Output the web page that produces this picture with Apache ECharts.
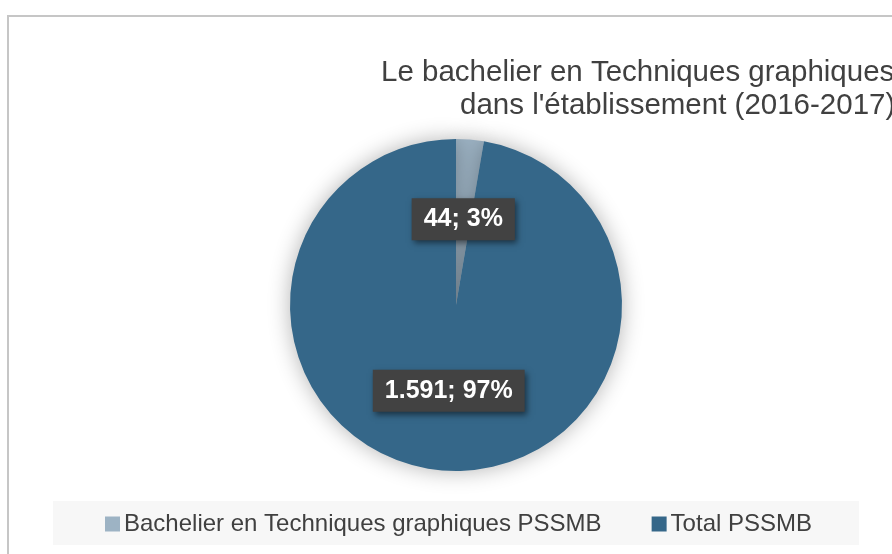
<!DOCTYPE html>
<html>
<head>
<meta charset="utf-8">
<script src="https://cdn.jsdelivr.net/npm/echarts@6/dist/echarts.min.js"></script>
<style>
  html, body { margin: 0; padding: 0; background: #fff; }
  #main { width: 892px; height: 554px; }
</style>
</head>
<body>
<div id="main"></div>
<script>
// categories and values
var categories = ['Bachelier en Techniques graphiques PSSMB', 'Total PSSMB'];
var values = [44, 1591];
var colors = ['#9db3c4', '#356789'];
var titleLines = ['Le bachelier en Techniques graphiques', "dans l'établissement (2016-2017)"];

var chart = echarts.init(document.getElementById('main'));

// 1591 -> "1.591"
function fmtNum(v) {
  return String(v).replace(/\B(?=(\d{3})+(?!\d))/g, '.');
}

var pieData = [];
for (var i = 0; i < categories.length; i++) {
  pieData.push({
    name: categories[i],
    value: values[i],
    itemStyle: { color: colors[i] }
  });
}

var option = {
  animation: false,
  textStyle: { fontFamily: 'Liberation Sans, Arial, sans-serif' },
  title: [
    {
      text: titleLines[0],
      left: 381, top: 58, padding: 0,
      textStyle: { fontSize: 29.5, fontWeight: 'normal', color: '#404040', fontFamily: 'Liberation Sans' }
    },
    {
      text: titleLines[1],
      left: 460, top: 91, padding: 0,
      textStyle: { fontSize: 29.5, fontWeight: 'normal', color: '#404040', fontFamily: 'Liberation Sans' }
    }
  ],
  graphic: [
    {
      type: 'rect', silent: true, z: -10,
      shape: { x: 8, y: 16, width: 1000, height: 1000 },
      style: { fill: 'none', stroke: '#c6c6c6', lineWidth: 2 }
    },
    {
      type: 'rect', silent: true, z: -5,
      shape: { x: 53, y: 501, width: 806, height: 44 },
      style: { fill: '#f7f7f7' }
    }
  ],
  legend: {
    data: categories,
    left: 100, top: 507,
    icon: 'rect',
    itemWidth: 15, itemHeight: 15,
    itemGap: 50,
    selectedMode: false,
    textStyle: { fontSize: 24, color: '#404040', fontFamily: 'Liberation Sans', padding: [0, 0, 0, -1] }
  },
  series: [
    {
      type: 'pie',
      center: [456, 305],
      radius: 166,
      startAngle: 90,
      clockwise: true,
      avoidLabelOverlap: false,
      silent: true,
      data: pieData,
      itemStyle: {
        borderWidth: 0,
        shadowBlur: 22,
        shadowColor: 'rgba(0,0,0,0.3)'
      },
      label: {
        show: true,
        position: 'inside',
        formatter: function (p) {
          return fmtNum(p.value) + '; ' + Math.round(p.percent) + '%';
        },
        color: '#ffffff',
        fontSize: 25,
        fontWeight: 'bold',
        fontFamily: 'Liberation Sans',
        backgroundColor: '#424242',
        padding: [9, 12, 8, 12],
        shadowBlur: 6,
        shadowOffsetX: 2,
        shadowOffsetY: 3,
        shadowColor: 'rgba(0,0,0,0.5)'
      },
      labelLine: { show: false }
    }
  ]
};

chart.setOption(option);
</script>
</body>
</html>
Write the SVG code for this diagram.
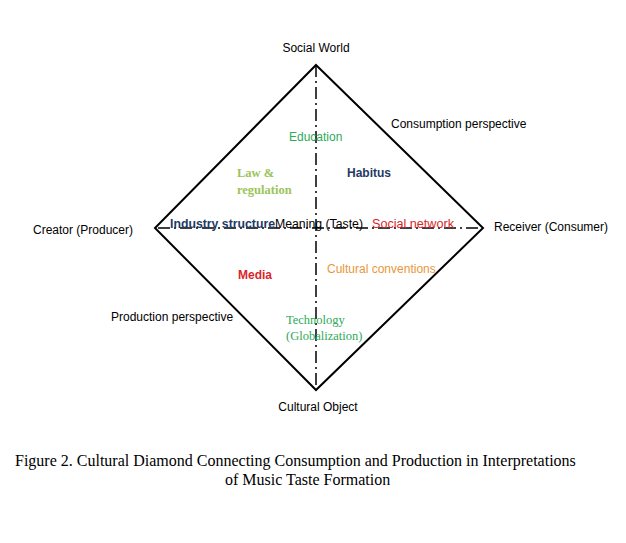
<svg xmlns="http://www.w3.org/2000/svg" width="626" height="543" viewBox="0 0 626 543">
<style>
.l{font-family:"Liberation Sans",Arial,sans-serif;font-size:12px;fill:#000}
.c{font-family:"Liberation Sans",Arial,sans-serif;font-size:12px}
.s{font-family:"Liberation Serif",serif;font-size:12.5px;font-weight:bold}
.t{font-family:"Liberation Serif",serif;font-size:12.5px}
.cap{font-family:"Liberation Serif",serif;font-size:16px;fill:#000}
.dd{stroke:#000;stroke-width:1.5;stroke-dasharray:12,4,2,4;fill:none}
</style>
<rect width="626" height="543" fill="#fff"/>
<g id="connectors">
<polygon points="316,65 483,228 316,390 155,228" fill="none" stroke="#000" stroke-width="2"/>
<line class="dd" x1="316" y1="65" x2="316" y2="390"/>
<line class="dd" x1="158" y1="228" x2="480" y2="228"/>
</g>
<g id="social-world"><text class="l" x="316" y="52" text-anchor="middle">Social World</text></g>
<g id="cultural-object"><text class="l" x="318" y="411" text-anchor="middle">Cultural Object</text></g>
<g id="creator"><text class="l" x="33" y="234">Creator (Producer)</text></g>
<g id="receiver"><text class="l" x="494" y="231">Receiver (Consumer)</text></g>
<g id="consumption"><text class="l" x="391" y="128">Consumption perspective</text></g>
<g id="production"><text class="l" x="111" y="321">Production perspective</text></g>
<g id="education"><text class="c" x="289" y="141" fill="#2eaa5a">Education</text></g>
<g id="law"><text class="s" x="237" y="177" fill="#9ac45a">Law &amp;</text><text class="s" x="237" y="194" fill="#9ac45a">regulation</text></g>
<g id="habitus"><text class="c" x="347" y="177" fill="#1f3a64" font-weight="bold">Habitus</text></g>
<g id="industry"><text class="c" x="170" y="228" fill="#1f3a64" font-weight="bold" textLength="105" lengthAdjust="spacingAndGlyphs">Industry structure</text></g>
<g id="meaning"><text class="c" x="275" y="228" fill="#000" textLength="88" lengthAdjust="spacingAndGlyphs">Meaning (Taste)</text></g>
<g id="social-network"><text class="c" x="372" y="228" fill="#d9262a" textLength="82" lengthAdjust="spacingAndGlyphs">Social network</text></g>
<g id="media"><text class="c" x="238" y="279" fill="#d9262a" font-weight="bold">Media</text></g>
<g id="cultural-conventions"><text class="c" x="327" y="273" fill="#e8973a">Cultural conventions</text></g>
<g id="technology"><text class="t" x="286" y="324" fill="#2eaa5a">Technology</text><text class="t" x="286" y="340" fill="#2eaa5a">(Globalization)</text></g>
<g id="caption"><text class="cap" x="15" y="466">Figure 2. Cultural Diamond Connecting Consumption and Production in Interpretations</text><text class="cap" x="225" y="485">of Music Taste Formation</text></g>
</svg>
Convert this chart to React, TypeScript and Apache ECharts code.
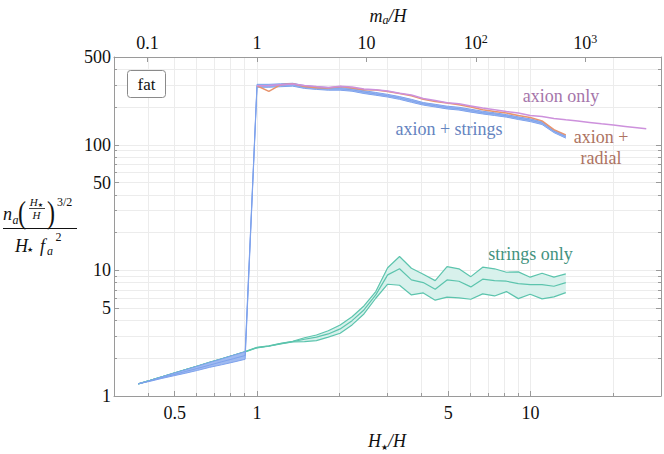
☆ ☆ ☆ ☆ ☆ ☆ ☆
What is required: Reproduce the listing above exactly, excluding all pictures.

Solution to this exercise:
Output the web page that produces this picture with Apache ECharts.
<!DOCTYPE html>
<html>
<head>
<meta charset="utf-8">
<script src="https://cdn.jsdelivr.net/npm/echarts@6/dist/echarts.min.js"></script>
<style>
  html, body { margin: 0; padding: 0; background: #fff; }
  #main { width: 892px; height: 554px; }
</style>
</head>
<body>
<div id="main"></div>
<script>
// categories and values
var categories = ['Bachelier en Techniques graphiques PSSMB', 'Total PSSMB'];
var values = [44, 1591];
var colors = ['#9db3c4', '#356789'];
var titleLines = ['Le bachelier en Techniques graphiques', "dans l'établissement (2016-2017)"];

var chart = echarts.init(document.getElementById('main'));

// 1591 -> "1.591"
function fmtNum(v) {
  return String(v).replace(/\B(?=(\d{3})+(?!\d))/g, '.');
}

var pieData = [];
for (var i = 0; i < categories.length; i++) {
  pieData.push({
    name: categories[i],
    value: values[i],
    itemStyle: { color: colors[i] }
  });
}

var option = {
  animation: false,
  textStyle: { fontFamily: 'Liberation Sans, Arial, sans-serif' },
  title: [
    {
      text: titleLines[0],
      left: 381, top: 58, padding: 0,
      textStyle: { fontSize: 29.5, fontWeight: 'normal', color: '#404040', fontFamily: 'Liberation Sans' }
    },
    {
      text: titleLines[1],
      left: 460, top: 91, padding: 0,
      textStyle: { fontSize: 29.5, fontWeight: 'normal', color: '#404040', fontFamily: 'Liberation Sans' }
    }
  ],
  graphic: [
    {
      type: 'rect', silent: true, z: -10,
      shape: { x: 8, y: 16, width: 1000, height: 1000 },
      style: { fill: 'none', stroke: '#c6c6c6', lineWidth: 2 }
    },
    {
      type: 'rect', silent: true, z: -5,
      shape: { x: 53, y: 501, width: 806, height: 44 },
      style: { fill: '#f7f7f7' }
    }
  ],
  legend: {
    data: categories,
    left: 100, top: 507,
    icon: 'rect',
    itemWidth: 15, itemHeight: 15,
    itemGap: 50,
    selectedMode: false,
    textStyle: { fontSize: 24, color: '#404040', fontFamily: 'Liberation Sans', padding: [0, 0, 0, -1] }
  },
  series: [
    {
      type: 'pie',
      center: [456, 305],
      radius: 166,
      startAngle: 90,
      clockwise: true,
      avoidLabelOverlap: false,
      silent: true,
      data: pieData,
      itemStyle: {
        borderWidth: 0,
        shadowBlur: 22,
        shadowColor: 'rgba(0,0,0,0.3)'
      },
      label: {
        show: true,
        position: 'inside',
        formatter: function (p) {
          return fmtNum(p.value) + '; ' + Math.round(p.percent) + '%';
        },
        color: '#ffffff',
        fontSize: 25,
        fontWeight: 'bold',
        fontFamily: 'Liberation Sans',
        backgroundColor: '#424242',
        padding: [9, 12, 8, 12],
        shadowBlur: 6,
        shadowOffsetX: 2,
        shadowOffsetY: 3,
        shadowColor: 'rgba(0,0,0,0.5)'
      },
      labelLine: { show: false }
    }
  ]
};

chart.setOption(option);
</script>
</body>
</html>
Write the SVG code for this diagram.
<svg xmlns="http://www.w3.org/2000/svg" width="626" height="543" viewBox="0 0 626 543">
<style>
.l{font-family:"Liberation Sans",Arial,sans-serif;font-size:12px;fill:#000}
.c{font-family:"Liberation Sans",Arial,sans-serif;font-size:12px}
.s{font-family:"Liberation Serif",serif;font-size:12.5px;font-weight:bold}
.t{font-family:"Liberation Serif",serif;font-size:12.5px}
.cap{font-family:"Liberation Serif",serif;font-size:16px;fill:#000}
.dd{stroke:#000;stroke-width:1.5;stroke-dasharray:12,4,2,4;fill:none}
</style>
<rect width="626" height="543" fill="#fff"/>
<g id="connectors">
<polygon points="316,65 483,228 316,390 155,228" fill="none" stroke="#000" stroke-width="2"/>
<line class="dd" x1="316" y1="65" x2="316" y2="390"/>
<line class="dd" x1="158" y1="228" x2="480" y2="228"/>
</g>
<g id="social-world"><text class="l" x="316" y="52" text-anchor="middle">Social World</text></g>
<g id="cultural-object"><text class="l" x="318" y="411" text-anchor="middle">Cultural Object</text></g>
<g id="creator"><text class="l" x="33" y="234">Creator (Producer)</text></g>
<g id="receiver"><text class="l" x="494" y="231">Receiver (Consumer)</text></g>
<g id="consumption"><text class="l" x="391" y="128">Consumption perspective</text></g>
<g id="production"><text class="l" x="111" y="321">Production perspective</text></g>
<g id="education"><text class="c" x="289" y="141" fill="#2eaa5a">Education</text></g>
<g id="law"><text class="s" x="237" y="177" fill="#9ac45a">Law &amp;</text><text class="s" x="237" y="194" fill="#9ac45a">regulation</text></g>
<g id="habitus"><text class="c" x="347" y="177" fill="#1f3a64" font-weight="bold">Habitus</text></g>
<g id="industry"><text class="c" x="170" y="228" fill="#1f3a64" font-weight="bold" textLength="105" lengthAdjust="spacingAndGlyphs">Industry structure</text></g>
<g id="meaning"><text class="c" x="275" y="228" fill="#000" textLength="88" lengthAdjust="spacingAndGlyphs">Meaning (Taste)</text></g>
<g id="social-network"><text class="c" x="372" y="228" fill="#d9262a" textLength="82" lengthAdjust="spacingAndGlyphs">Social network</text></g>
<g id="media"><text class="c" x="238" y="279" fill="#d9262a" font-weight="bold">Media</text></g>
<g id="cultural-conventions"><text class="c" x="327" y="273" fill="#e8973a">Cultural conventions</text></g>
<g id="technology"><text class="t" x="286" y="324" fill="#2eaa5a">Technology</text><text class="t" x="286" y="340" fill="#2eaa5a">(Globalization)</text></g>
<g id="caption"><text class="cap" x="15" y="466">Figure 2. Cultural Diamond Connecting Consumption and Production in Interpretations</text><text class="cap" x="225" y="485">of Music Taste Formation</text></g>
</svg>
Convert this chart to React, TypeScript and Apache ECharts code.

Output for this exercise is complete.